Question

If the coefficient of range is $$0.18$$ and the largest value is $$7.44$$,then the smallest value is?
A
$$3.23$$
B
$$4.15$$
C
$$5.17$$
D
$$5.14$$

Answer

**step1** Understanding the given information

We are provided with two key pieces of information:
1. The coefficient of range is given as $$0.18$$.
2. The largest value in the data set is $$7.44$$.
Our goal is to determine the smallest value.

**step2** Understanding the relationship between values and the coefficient of range

The coefficient of range is a measure that relates the difference between the largest and smallest values to their sum. The formula for the coefficient of range is generally given as:
Coefficient of Range = $$\frac{\text{Largest Value} - \text{Smallest Value}}{\text{Largest Value} + \text{Smallest Value}}$$
Let's call the largest value 'L', the smallest value 'S', and the coefficient of range 'CR'. So, $$CR = \frac{L - S}{L + S}$$.
To find the smallest value, we can rearrange this relationship. By multiplying both sides by $$(L + S)$$, we get $$CR \times (L + S) = L - S$$.
Expanding this, we have $$CR \times L + CR \times S = L - S$$.
Now, to isolate 'S', we can move all terms with 'S' to one side and terms with 'L' to the other side:
$$CR \times S + S = L - CR \times L$$
Factor out 'S' on the left and 'L' on the right:
$$S \times (CR + 1) = L \times (1 - CR)$$
Finally, to find 'S', we divide by $$(CR + 1)$$:
$$S = L \times \frac{(1 - CR)}{(1 + CR)}$$
We will use this derived relationship for our calculations.

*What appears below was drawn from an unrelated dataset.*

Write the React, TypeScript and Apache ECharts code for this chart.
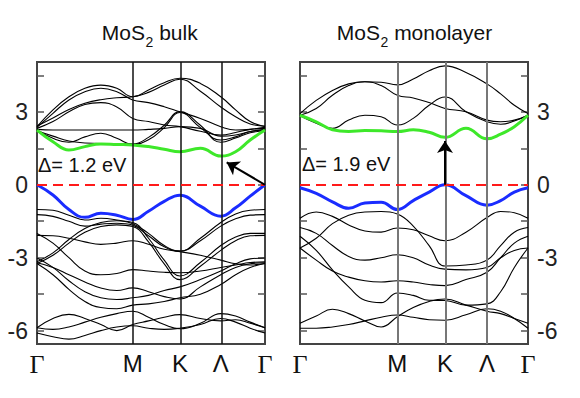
import React, { useEffect, useRef } from 'react';
import * as echarts from 'echarts';

// High-symmetry points
const symLabels = ['Γ', 'M', 'K', 'Λ', 'Γ'];
const symLeft = [0, 0.42, 0.627, 0.806, 1];
const symRight = [0, 0.427, 0.636, 0.82, 1];

// k-sample positions along the path (normalised)
const kLeft = [0, 0.07, 0.14, 0.21, 0.28, 0.35, 0.42, 0.489, 0.558, 0.627, 0.7165, 0.806, 0.871, 0.935, 1];
const kRight = [0, 0.0712, 0.1423, 0.2135, 0.2847, 0.3558, 0.427, 0.4967, 0.5663, 0.636, 0.728, 0.82, 0.88, 0.94, 1];

const yTicks = [-6, -4.5, -3, -1.5, 0, 1.5, 3, 4.5];
const yLabels = [-6, -3, 0, 3];

// ---- MoS2 bulk (eV) ----
const bulkCBM = [2.25, 1.77, 1.43, 1.57, 1.68, 1.66, 1.64, 1.57, 1.46, 1.36, 1.5, 1.18, 1.36, 1.84, 2.25];
const bulkVBM = [0, -0.42, -1.02, -1.34, -1.17, -1.25, -1.43, -1.09, -0.68, -0.43, -0.88, -1.29, -0.95, -0.47, 0];
const bulkC1 = [2.39, 3.08, 3.62, 3.97, 4.1, 3.97, 3.62, 3.9, 4.2, 4.38, 4.17, 3.62, 3.08, 2.6, 2.39];
const bulkC2 = [2.36, 2.94, 3.49, 3.83, 3.97, 3.83, 3.49, 3.38, 3.21, 3.0, 2.73, 2.39, 2.25, 2.28, 2.36];
const bulkC3 = [2.42, 2.75, 3.1, 3.35, 3.5, 3.58, 3.62, 3.8, 4.1, 4.34, 3.85, 3.2, 2.8, 2.5, 2.42];
const bulkC4 = [2.32, 2.6, 3.0, 3.3, 3.38, 3.2, 2.73, 2.6, 2.46, 2.39, 2.2, 2.05, 2.15, 2.28, 2.32];
const bulkC5 = [2.28, 2.25, 2.25, 2.25, 2.25, 2.25, 2.25, 2.28, 2.32, 2.39, 2.32, 2.0, 2.05, 2.19, 2.28];
const bulkC6 = [2.25, 1.91, 1.75, 1.97, 2.12, 1.91, 1.66, 1.85, 2.35, 2.97, 2.35, 1.84, 1.97, 2.19, 2.25];
const bulkC7 = [2.22, 2.0, 1.8, 1.72, 1.7, 1.7, 1.68, 1.95, 2.45, 3.01, 2.45, 1.75, 1.92, 2.14, 2.22];
const bulkV1 = [-1.02, -1.05, -1.25, -1.45, -1.38, -1.45, -1.6, -2.0, -2.5, -2.73, -2.2, -1.55, -1.2, -1.05, -1.02];
const bulkV2 = [-1.23, -1.3, -1.5, -1.7, -1.62, -1.58, -1.66, -2.1, -2.55, -2.73, -2.3, -1.7, -1.4, -1.25, -1.23];
const bulkV3 = [-3.17, -2.8, -2.25, -1.8, -1.55, -1.48, -1.55, -2.2, -3.1, -3.75, -3.2, -2.5, -2.15, -2.0, -2.0];
const bulkV4 = [-3.24, -2.9, -2.4, -1.95, -1.72, -1.65, -1.72, -2.35, -3.25, -3.9, -3.35, -2.7, -2.3, -2.1, -2.08];
const bulkV5 = [-2.0, -2.4, -3.0, -3.55, -3.7, -3.65, -3.49, -3.55, -3.6, -3.62, -3.55, -3.4, -3.3, -3.2, -3.17];
const bulkV6 = [-2.08, -2.1, -2.2, -2.35, -2.45, -2.4, -2.3, -2.45, -2.65, -2.75, -2.9, -3.1, -3.25, -3.3, -3.24];
const bulkV7 = [-3.21, -3.4, -3.7, -4.0, -4.25, -4.35, -4.24, -4.4, -4.6, -4.7, -4.2, -3.7, -3.4, -3.25, -3.21];
const bulkV8 = [-3.01, -3.4, -3.95, -4.4, -4.65, -4.72, -4.65, -4.55, -4.35, -4.2, -3.9, -3.55, -3.25, -3.05, -3.01];
const bulkV9 = [-5.88, -5.5, -5.33, -5.5, -5.75, -6.0, -5.75, -5.6, -5.45, -5.34, -5.5, -5.6, -5.55, -5.7, -5.88];
const bulkV10 = [-6.1, -6.25, -6.35, -6.2, -6.0, -5.85, -5.8, -5.9, -5.95, -5.9, -5.75, -5.5, -5.65, -5.9, -6.1];
const bulkV11 = [-3.24, -3.7, -4.3, -4.8, -5.05, -5.1, -4.95, -4.9, -4.8, -4.65, -4.5, -4.1, -3.7, -3.4, -3.24];
const bulkV12 = [-5.88, -5.95, -5.85, -5.65, -5.45, -5.3, -5.2, -5.45, -5.75, -5.92, -5.7, -5.3, -5.4, -5.65, -5.88];

// ---- MoS2 monolayer (eV) ----
const monoCBM = [2.86, 2.59, 2.26, 2.19, 2.23, 2.22, 2.19, 2.26, 2.16, 1.95, 2.32, 1.89, 2.08, 2.39, 2.86];
const monoVBM = [-0.12, -0.35, -0.7, -0.97, -0.75, -0.72, -1.02, -0.65, -0.3, 0, -0.45, -0.84, -0.65, -0.3, -0.12];
const monoC1 = [2.93, 3.47, 3.88, 4.15, 4.24, 4.22, 4.11, 4.35, 4.69, 4.89, 4.62, 4.15, 3.74, 3.27, 2.93];
const monoC2 = [2.86, 3.14, 3.68, 4.08, 4.24, 4.08, 3.68, 3.57, 3.38, 3.14, 3.0, 2.66, 2.59, 2.66, 2.86];
const monoC3 = [2.84, 2.53, 2.32, 2.66, 2.86, 2.8, 2.46, 2.73, 3.27, 3.61, 3.0, 2.59, 2.49, 2.62, 2.86];
const monoV1 = [-1.38, -1.12, -1.3, -1.65, -1.9, -1.95, -1.78, -1.85, -2.1, -2.3, -1.95, -1.35, -1.1, -1.15, -1.38];
const monoV2 = [-2.6, -2.2, -1.6, -1.25, -1.12, -1.1, -1.2, -1.7, -2.5, -3.34, -3.3, -3.1, -2.5, -1.95, -1.76];
const monoV3 = [-1.76, -2.0, -2.5, -2.95, -3.1, -3.0, -2.88, -3.0, -3.3, -3.47, -3.5, -3.4, -3.0, -2.7, -2.6];
const monoV4 = [-2.12, -2.7, -3.5, -4.2, -4.75, -4.85, -4.45, -4.55, -4.75, -4.76, -4.95, -4.9, -4.4, -3.4, -2.6];
const monoV5 = [-2.6, -3.1, -3.55, -3.8, -3.95, -4.0, -3.95, -4.0, -4.1, -4.15, -3.9, -3.6, -3.0, -2.4, -2.12];
const monoV6 = [-5.7, -5.4, -5.12, -5.3, -5.6, -5.85, -5.43, -5.05, -4.8, -4.7, -4.95, -5.2, -5.3, -5.5, -5.7];
const monoV7 = [-5.9, -5.9, -5.85, -5.75, -5.6, -5.45, -5.36, -5.45, -5.55, -5.57, -5.35, -5.1, -5.2, -5.5, -5.9];

// Gap arrows [k, E]
const bulkArrow = [[1, 0], [0.832, 0.92]];
const monoArrow = [[0.636, 0], [0.636, 1.8]];

const FONT = 'Liberation Sans, Arial, sans-serif';
const Y_MIN = -6.55;
const Y_MAX = 5.05;

function band(k: number[], e: number[], panel: number, color: string, width: number, z: number, extra: any = {}) {
  return {
    type: 'line',
    xAxisIndex: panel,
    yAxisIndex: panel * 2,
    data: k.map((x, i) => [x, e[i]]),
    smooth: 0.45,
    symbol: 'none',
    silent: true,
    lineStyle: { color, width },
    z,
    ...extra,
  };
}

function xAxisFor(panel: number, sym: number[]) {
  return {
    type: 'value',
    gridIndex: panel,
    min: 0,
    max: 1,
    axisLine: { show: false },
    axisTick: { show: false },
    splitLine: { show: false },
    axisLabel: {
      customValues: sym,
      margin: 7,
      fontSize: 24,
      fontFamily: FONT,
      color: '#111',
      formatter: (v: number) => {
        const i = sym.findIndex((s) => Math.abs(s - v) < 1e-6);
        const t = symLabels[i < 0 ? 0 : i];
        return t === 'Γ' ? '{g|Γ}' : '{s|' + t + '}';
      },
      rich: {
        g: { fontFamily: 'Liberation Serif, Times New Roman, serif', fontSize: 26, color: '#111' },
        s: { fontFamily: FONT, fontSize: 24, color: '#111' },
      },
    },
  };
}

function yAxisFor(panel: number, position: string, showLabel: boolean) {
  return {
    type: 'value',
    gridIndex: panel,
    position,
    min: Y_MIN,
    max: Y_MAX,
    axisLine: { show: false },
    splitLine: { show: false },
    axisTick: {
      show: true,
      inside: true,
      length: 7,
      customValues: yTicks,
      lineStyle: { color: '#555', width: 1.5 },
    },
    axisLabel: {
      show: showLabel,
      customValues: yLabels,
      margin: 9,
      fontSize: 23,
      fontFamily: FONT,
      color: '#222',
      formatter: (v: number) => String(v),
    },
  };
}

function vLines(sym: number[], color: string, width: number) {
  return {
    silent: true,
    symbol: ['none', 'none'],
    label: { show: false },
    lineStyle: { color, width, type: 'solid' },
    data: sym.slice(1, 4).map((s) => ({ xAxis: s })),
  };
}

function zeroLine() {
  return {
    silent: true,
    symbol: ['none', 'none'],
    label: { show: false },
    lineStyle: { color: '#ff1a1a', width: 2.2, type: [10, 6] },
    data: [{ yAxis: 0 }],
  };
}

function arrow(a: number[][]) {
  return {
    silent: true,
    symbol: ['none', 'arrow'],
    symbolSize: 12,
    label: { show: false },
    lineStyle: { color: '#000', width: 2, type: 'solid' },
    data: [[{ coord: a[0] }, { coord: a[1] }]],
  };
}

// Title pieces: "MoS" + subscript "2" + rest
function titleParts(rest: string, x0: number) {
  return [
    {
      type: 'text',
      silent: true,
      style: { text: 'MoS', x: x0, y: 32, align: 'right', verticalAlign: 'middle', fontSize: 21, fontFamily: FONT, fill: '#111' },
    },
    {
      type: 'text',
      silent: true,
      style: { text: '2', x: x0 + 0.5, y: 41.5, align: 'left', verticalAlign: 'middle', fontSize: 14, fontFamily: FONT, fill: '#111' },
    },
    {
      type: 'text',
      silent: true,
      style: { text: ' ' + rest, x: x0 + 8.3, y: 32, align: 'left', verticalAlign: 'middle', fontSize: 21, fontFamily: FONT, fill: '#111' },
    },
  ];
}

function gapText(text: string, x: number, y: number) {
  return {
    type: 'text',
    silent: true,
    style: { text, x, y, fontSize: 20, fontFamily: FONT, fill: '#111', align: 'left', verticalAlign: 'middle' },
  };
}

export default function App() {
  const ref = useRef<HTMLDivElement>(null);

  useEffect(() => {
    if (!ref.current) return;
    const chart = echarts.init(ref.current, undefined, { renderer: 'svg' });

    const bulkCond = [bulkC1, bulkC2, bulkC3, bulkC4, bulkC5, bulkC6, bulkC7];
    const bulkVal = [bulkV1, bulkV2, bulkV3, bulkV4, bulkV5, bulkV6, bulkV7, bulkV8, bulkV9, bulkV10, bulkV11, bulkV12];
    const monoCond = [monoC1, monoC2, monoC3];
    const monoVal = [monoV1, monoV2, monoV3, monoV4, monoV5, monoV6, monoV7];

    const series: any[] = [];
    // left panel
    series.push(band(kLeft, bulkC1, 0, '#000', 1.1, 2, { markLine: vLines(symLeft, '#111', 1.5) }));
    bulkCond.slice(1).forEach((b) => series.push(band(kLeft, b, 0, '#000', 1.1, 2)));
    bulkVal.forEach((b) => series.push(band(kLeft, b, 0, '#000', 1.1, 2)));
    series.push(band(kLeft, bulkCBM, 0, '#3ee82a', 3, 3, { markLine: zeroLine() }));
    series.push(band(kLeft, bulkVBM, 0, '#1a2cff', 3, 3, { markLine: arrow(bulkArrow) }));
    // right panel
    series.push(band(kRight, monoC1, 1, '#000', 1.1, 2, { markLine: vLines(symRight, '#777', 2) }));
    monoCond.slice(1).forEach((b) => series.push(band(kRight, b, 1, '#000', 1.1, 2)));
    monoVal.forEach((b) => series.push(band(kRight, b, 1, '#000', 1.1, 2)));
    series.push(band(kRight, monoCBM, 1, '#3ee82a', 3, 3, { markLine: zeroLine() }));
    series.push(band(kRight, monoVBM, 1, '#1a2cff', 3, 3, { markLine: arrow(monoArrow) }));

    chart.setOption({
      animation: false,
      backgroundColor: '#fff',
      grid: [
        { left: 37, top: 62, width: 228, height: 282, show: true, borderColor: '#444', borderWidth: 2, backgroundColor: 'transparent' },
        { left: 300, top: 62, width: 228, height: 282, show: true, borderColor: '#444', borderWidth: 2, backgroundColor: 'transparent' },
      ],
      xAxis: [xAxisFor(0, symLeft), xAxisFor(1, symRight)],
      yAxis: [
        yAxisFor(0, 'left', true),
        yAxisFor(0, 'right', false),
        yAxisFor(1, 'left', false),
        yAxisFor(1, 'right', true),
      ],
      series,
      graphic: [
        ...titleParts('bulk', 145),
        ...titleParts('monolayer', 380),
        gapText('Δ= 1.2 eV', 38, 165),
        gapText('Δ= 1.9 eV', 302, 164),
      ],
    });

    return () => chart.dispose();
  }, []);

  return <div ref={ref} style={{ position: 'fixed', left: 0, top: 0, width: 580, height: 398 }} />;
}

**step3** Calculating the 'difference factor'

Following the derived relationship, first, we need to calculate the term $$(1 - \text{Coefficient of Range})$$. This represents a factor related to the difference between the largest and smallest values.
$$1 - 0.18 = 0.82$$

**step4** Calculating the 'sum factor'

Next, we calculate the term $$(1 + \text{Coefficient of Range})$$. This represents a factor related to the sum of the largest and smallest values.
$$1 + 0.18 = 1.18$$

**step5** Applying the relationship to find the smallest value

Now, we use the values we found in the previous steps and the given largest value to calculate the smallest value.
First, multiply the largest value by the 'difference factor' from Step 3:
$$7.44 \times 0.82 = 6.1008$$
Then, divide this result by the 'sum factor' from Step 4:
$$6.1008 \div 1.18 = 5.170169...$$
When rounded to two decimal places, this value is $$5.17$$.

**step6** Stating the smallest value

Based on our calculations, the smallest value is approximately $$5.17$$. Comparing this to the given options, $$5.17$$ is option C.